The most direct way to calculate return on investment in real estate is to divide your net profit by your total investment cost, then multiply by 100 to get a percentage. For a simple rental property, the formula is (Annual Rental Income - Annual Operating Expenses) / Total Cash Invested x 100.
What is the basic ROI formula for a rental property?
The core calculation for real estate ROI uses two key figures: your total cash invested and your net profit. The formula is ROI = (Net Profit / Total Investment) x 100. For example, if you invest $50,000 as a down payment and closing costs, and your net profit after one year is $6,000, your ROI is 12%. This basic method works best for all-cash purchases or simple rental scenarios where you do not factor in financing costs separately.
How do you calculate ROI when using a mortgage?
When you finance a property, your total investment is lower because you use leverage, but your net profit must account for mortgage payments.
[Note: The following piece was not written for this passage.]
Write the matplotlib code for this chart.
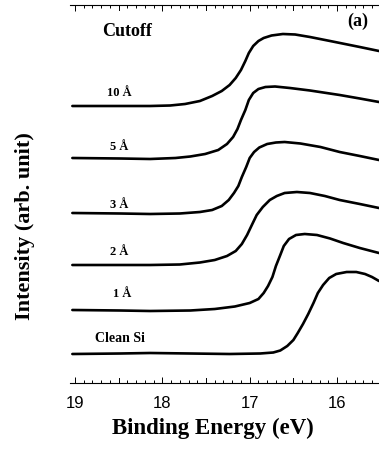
import matplotlib
matplotlib.use("Agg")
import matplotlib.pyplot as plt
from matplotlib.ticker import MultipleLocator

# binding energy (eV) / intensity (arb. unit) for each coverage, offsets included
e_10 = [19.03, 18.48, 18.14, 17.91, 17.74, 17.57, 17.43, 17.32, 17.23, 17.16, 17.10, 17.05, 17.01, 16.96,
        16.90, 16.84, 16.75, 16.62, 16.48, 16.31, 16.08, 15.91, 15.74, 15.52]
i_10 = [27.7, 27.7, 27.7, 27.75, 27.9, 28.2, 28.7, 29.2, 29.8, 30.5, 31.3, 32.2, 33.0, 33.7,
        34.2, 34.5, 34.75, 34.9, 34.85, 34.6, 34.2, 33.9, 33.6, 33.2]

e_5 = [19.03, 18.48, 18.14, 17.85, 17.68, 17.51, 17.36, 17.26, 17.19, 17.14, 17.10, 17.05, 17.01, 16.96,
       16.90, 16.82, 16.71, 16.54, 16.31, 15.97, 15.74, 15.52]
i_5 = [22.5, 22.45, 22.4, 22.5, 22.65, 22.9, 23.3, 23.9, 24.6, 25.4, 26.3, 27.3, 28.3, 29.0,
       29.4, 29.6, 29.65, 29.5, 29.25, 28.8, 28.45, 28.1]

e_3 = [19.03, 18.48, 18.14, 17.80, 17.57, 17.43, 17.32, 17.24, 17.18, 17.13, 17.09, 17.04, 17.00, 16.95,
       16.89, 16.80, 16.70, 16.60, 16.42, 16.19, 15.97, 15.74, 15.52]
i_3 = [17.0, 16.95, 16.9, 16.95, 17.1, 17.3, 17.7, 18.3, 19.0, 19.7, 20.6, 21.6, 22.5, 23.1,
       23.55, 23.9, 24.05, 24.1, 23.95, 23.6, 23.1, 22.7, 22.3]

e_2 = [19.03, 18.48, 18.14, 17.80, 17.57, 17.40, 17.26, 17.16, 17.09, 17.03, 16.97, 16.92, 16.85, 16.77,
       16.69, 16.60, 16.46, 16.31, 16.14, 15.97, 15.74, 15.52]
i_2 = [11.8, 11.8, 11.8, 11.85, 12.05, 12.3, 12.7, 13.2, 13.9, 14.8, 15.9, 16.8, 17.6, 18.3,
       18.7, 19.0, 19.1, 19.0, 18.7, 18.3, 17.9, 17.5]

e_1 = [19.03, 18.48, 18.14, 17.68, 17.40, 17.17, 17.00, 16.90, 16.84, 16.79, 16.74, 16.70, 16.65, 16.61,
       16.55, 16.47, 16.37, 16.23, 16.08, 15.93, 15.74, 15.52]
i_1 = [7.3, 7.25, 7.2, 7.25, 7.4, 7.65, 8.0, 8.4, 9.0, 9.7, 10.6, 11.7, 12.8, 13.7,
       14.4, 14.8, 14.9, 14.8, 14.45, 14.0, 13.5, 13.0]

e_si = [19.03, 18.48, 18.14, 17.68, 17.23, 16.88, 16.73, 16.65, 16.57, 16.50, 16.45, 16.39, 16.33, 16.27,
        16.22, 16.16, 16.09, 16.01, 15.89, 15.78, 15.68, 15.60, 15.52]
i_si = [2.9, 2.95, 3.0, 2.95, 2.9, 2.95, 3.05, 3.25, 3.7, 4.3, 5.0, 5.9, 6.9, 8.0,
        9.0, 9.8, 10.5, 10.9, 11.1, 11.1, 10.9, 10.6, 10.2]

curves = [(e_10, i_10), (e_5, i_5), (e_3, i_3), (e_2, i_2), (e_1, i_1), (e_si, i_si)]
labels = ["10 Å", "5 Å", "3 Å", "2 Å", "1 Å", "Clean Si"]
label_e = [18.49, 18.49, 18.49, 18.49, 18.46, 18.49]
label_i = [29.0, 23.6, 17.8, 13.1, 8.9, 4.5]
xticks = [19, 18, 17, 16]

serif = "Liberation Serif"

fig = plt.figure(figsize=(3.79, 4.54), dpi=100)
ax = fig.add_axes([70 / 379, 1 - 383 / 454, 1 - 70 / 379, (383 - 5) / 454])

for e, i in curves:
    ax.plot(e, i, color="black", lw=1.9, solid_joinstyle="round", solid_capstyle="round")

for lab, x, y in zip(labels, label_e, label_i):
    fs = 10 if lab == "Clean Si" else 9
    ax.text(x, y, lab, ha="center", va="center", fontsize=fs, fontweight="bold", family=serif)

ax.text(18.40, 35.2, "Cutoff", ha="center", va="center", fontsize=13, fontweight="bold", family=serif)
ax.text(15.76, 36.2, "(a)", ha="center", va="center", fontsize=13, fontweight="bold", family=serif)

ax.set_xlim(19.057, 15.52)
ax.set_ylim(0, 37.8)
ax.spines["left"].set_visible(False)
ax.spines["right"].set_visible(False)
for s in ("top", "bottom"):
    ax.spines[s].set_linewidth(0.8)

ax.set_xticks(xticks)
ax.xaxis.set_minor_locator(MultipleLocator(0.1))
ax.tick_params(axis="x", which="both", direction="in", top=True, bottom=True, width=0.7)
ax.tick_params(axis="x", which="major", length=4, pad=9, labelsize=12)
ax.tick_params(axis="x", which="minor", length=2.2)
ax.set_yticks([])
for t in ax.get_xticklabels():
    t.set_family("Liberation Sans")

# half-eV ticks slightly longer than the 0.1 eV ones
for h in [18.5, 17.5, 16.5]:
    ax.plot([h, h], [0, 0.5], color="black", lw=0.7, clip_on=False)
    ax.plot([h, h], [37.8, 37.3], color="black", lw=0.7, clip_on=False)

fig.text(213 / 379, 1 - 428 / 454, "Binding Energy (eV)", ha="center", va="center",
         fontsize=16.5, fontweight="bold", family=serif)
fig.text(25 / 379, 1 - 226 / 454, "Intensity (arb. unit)", ha="center", va="center",
         rotation=90, fontsize=16, fontweight="bold", family=serif)

fig.savefig("out.png", dpi=100)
Follow these steps:
- Calculate your annual net operating income (NOI): total rental income minus all operating expenses (property taxes, insurance, repairs, property management, vacancy allowance).
- Subtract your annual mortgage payments (principal and interest) from the NOI to get your annual cash flow.
- Divide your annual cash flow by the total cash you actually invested (down payment, closing costs, initial repairs).
- Multiply by 100 to get your ROI percentage.
For instance, if your NOI is $15,000, your mortgage payments are $10,000, and your cash invested is $40,000, your ROI is ($15,000 - $10,000) / $40,000 x 100 = 12.5%.
What is the difference between cash-on-cash return and ROI?
Cash-on-cash return is a specific type of ROI that only considers the actual cash you receive versus the cash you invested, ignoring any equity buildup or appreciation. It is calculated as: Annual Pre-Tax Cash Flow / Total Cash Invested x 100. This metric is especially useful for investors who prioritize immediate income. In contrast, total ROI includes all gains, such as property appreciation and principal paydown from the mortgage, making it a broader measure of overall profitability.
How do you calculate ROI for a fix-and-flip property?
For a fix-and-flip, the calculation changes because profit comes from a single sale rather than ongoing rent. The formula is: ROI = (Net Profit from Sale / Total Investment) x 100. Your total investment includes the purchase price, renovation costs, holding costs (utilities, insurance, property taxes during renovation), and closing costs. Your net profit is the sale price minus all these costs and the real estate agent commission. For example:
| Item | Amount |
|---|---|
| Purchase price | $150,000 |
| Renovation costs | $30,000 |
| Holding and closing costs | $10,000 |
| Total investment | $190,000 |
| Sale price | $240,000 |
| Agent commission (6%) | $14,400 |
| Net profit | $35,600 |
| ROI | 18.7% |
This table shows that a $35,600 profit on a $190,000 investment yields an 18.7% ROI. Always include all costs to avoid overestimating your return.